Quality Assurance and Authoritative References
Regulated industries must substantiate every statistical claim. Auditors frequently examine code to ensure consistent use of sample versus population standard deviations. If you are compiling official metrics, cite recognized methodologies. The NIST Engineering Statistics handbook offers canonical formulas, while the U.S. Census Bureau publishes variance estimation guidelines for survey data. These resources align with the reproducibility ethos embraced by R communities.
In risk-sensitive contexts such as healthcare outcomes reporting, analysts may need to double-check their sd calculations with alternative software.
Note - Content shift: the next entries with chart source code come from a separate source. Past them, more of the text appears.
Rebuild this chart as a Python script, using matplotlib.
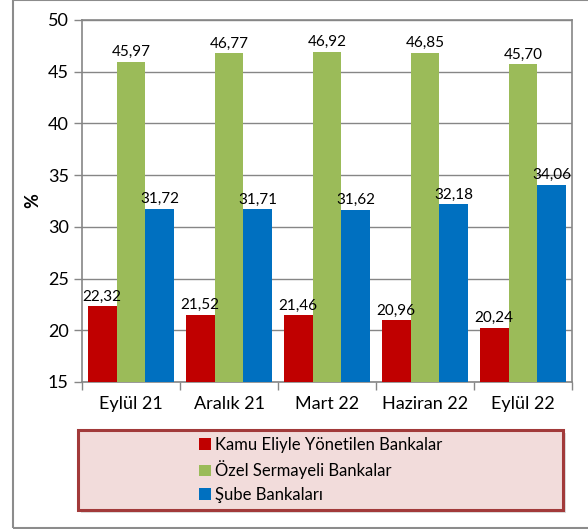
import numpy as np
import matplotlib.pyplot as plt
from matplotlib.patches import Rectangle

plt.rcParams['font.family'] = ['Lato', 'DejaVu Sans']

periods = ["Eylül 21", "Aralık 21", "Mart 22", "Haziran 22", "Eylül 22"]
kamu = [22.32, 21.52, 21.46, 20.96, 20.24]
ozel = [45.97, 46.77, 46.92, 46.85, 45.70]
sube = [31.72, 31.71, 31.62, 32.18, 34.06]
series_names = ["Kamu Eliyle Yönetilen Bankalar", "Özel Sermayeli Bankalar", "Şube Bankaları"]
colors = ["#C00000", "#9BBB59", "#0070C0"]

fig = plt.figure(figsize=(5.88, 5.29), dpi=100)
ax = fig.add_axes([82/588, 1 - 382/529, 490/588, 362/529])

x = np.arange(len(periods))
w = 0.295
bars = []
for i, (vals, c, name) in enumerate(zip([kamu, ozel, sube], colors, series_names)):
    b = ax.bar(x + (i - 1) * w, vals, w, color=c, label=name, zorder=3)
    ax.bar_label(b, labels=[f"{v:.2f}".replace(".", ",") for v in vals],
                 padding=2, fontsize=11, zorder=4)
    bars.append(b)

ax.set_ylim(15, 50)
ax.set_xlim(-0.5, len(periods) - 0.5)
ax.set_yticks(range(15, 51, 5))
ax.yaxis.grid(True, color="#868686", linewidth=1, zorder=0)
ax.set_xticks(x)
ax.set_xticklabels(periods, fontsize=13)
ax.tick_params(axis="x", length=0, pad=10)
ax.set_xticks(np.arange(-0.5, len(periods), 1), minor=True)
ax.tick_params(axis="x", which="minor", length=6, color="#868686", width=1)
ax.tick_params(axis="y", labelsize=13, length=6, color="#868686", width=1)
for s in ax.spines.values():
    s.set_color("#868686")
    s.set_linewidth(1.2)
ax.set_ylabel("%", fontsize=13, fontweight="bold", labelpad=5)

# outer chart border
fig.patches.append(Rectangle((13/588, 1/529), 1.0, 1 - 1/529, transform=fig.transFigure,
                             fill=False, edgecolor="#8C8C8C", linewidth=1.5))

# legend box with shadow
lx0, ly0, lx1, ly1 = 78/588, 1 - 510/529, 563/588, 1 - 430/529
fig.patches.append(Rectangle((lx0 + 3/588, ly0 - 3/529), lx1 - lx0, ly1 - ly0,
                             transform=fig.transFigure, facecolor="#C8C8C8",
                             edgecolor="none", alpha=0.6))
fig.patches.append(Rectangle((lx0, ly0), lx1 - lx0, ly1 - ly0, transform=fig.transFigure,
                             facecolor="#F2DCDB", edgecolor="#A23A3A", linewidth=2.2))
fig.legend(handles=bars, labels=series_names, loc="center",
           bbox_to_anchor=((lx0 + lx1) / 2, (ly0 + ly1) / 2), frameon=False,
           fontsize=12, handlelength=0.7, handleheight=0.7, handletextpad=0.25,
           labelspacing=0.45)

fig.savefig("out.png", dpi=100)
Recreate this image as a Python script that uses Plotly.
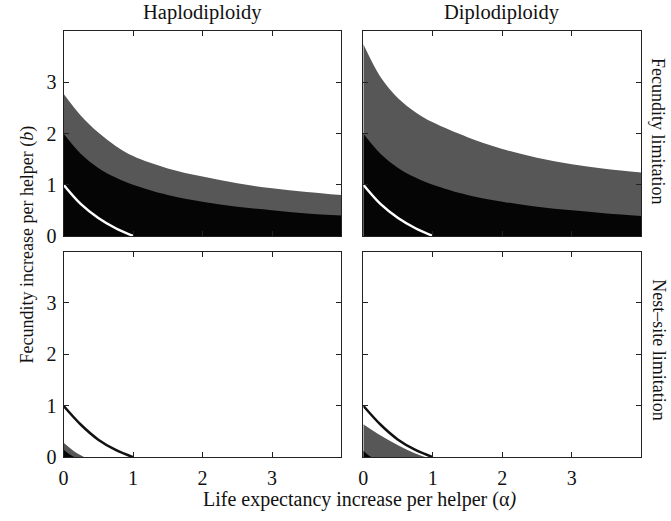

Exporting data to SAS or Python and verifying the same result provides assurance that R’s output is not a quirk of a particular package version. Automated unit tests using testthat can assert that the standard deviation of known vectors matches expected values, helping teams catch regressions when upgrading packages.
Advanced Extensions for R Power Users
Once the fundamentals are second nature, extend your toolkit with rolling standard deviations (zoo::rollapply), weighted standard deviations (Hmisc::wtd.var followed by sqrt), and matrix operations (apply(x, 2, sd)). Rolling calculations are critical in finance to monitor volatility bursts, while weighted calculations support survey statistics when each observation represents a different share of the population. Another powerful extension involves bootstrapping: use replicate(1000, sd(sample(x, replace = TRUE))) to build an empirical distribution of standard deviations, enabling you to report confidence intervals for variability itself.
Parallel processing packages such as future.apply accelerate sd calculations on massive datasets. If you process millions of rows, chunk the data with data.table or arrow, compute sd on each chunk, and combine the intermediate results using the pooled variance formula. This strategy prevents memory overload and unlocks near real-time analytics.
Checklist and Best Practices
- Clarify the Population Frame: Determine whether the data constitute a complete population or a sample. This decision dictates n or n-1.
- Control Missing Values: Use na.rm = TRUE intentionally and log removed indices when necessary.
- Verify Units: Standard deviation is unit-sensitive; rescale variables to comparable units before interpretation.
- Use Reproducible Scripts: Store sd calculations inside functions and RMarkdown chunks for transparency.
- Cross-Validate: Compare sd results with var() or manual calculations in small test vectors to catch surprises.
- Document Business Context: Explain why a specific level of variability is acceptable or alarming for stakeholders.
Following this checklist ensures that every standard deviation computed in R is both technically correct and contextually meaningful. Whether you are preparing a federal grant report, an academic manuscript, or an internal KPI dashboard, the combination of accurate sd calculations, thoughtful interpretation, and clear documentation will elevate your analysis to an ultra-premium standard.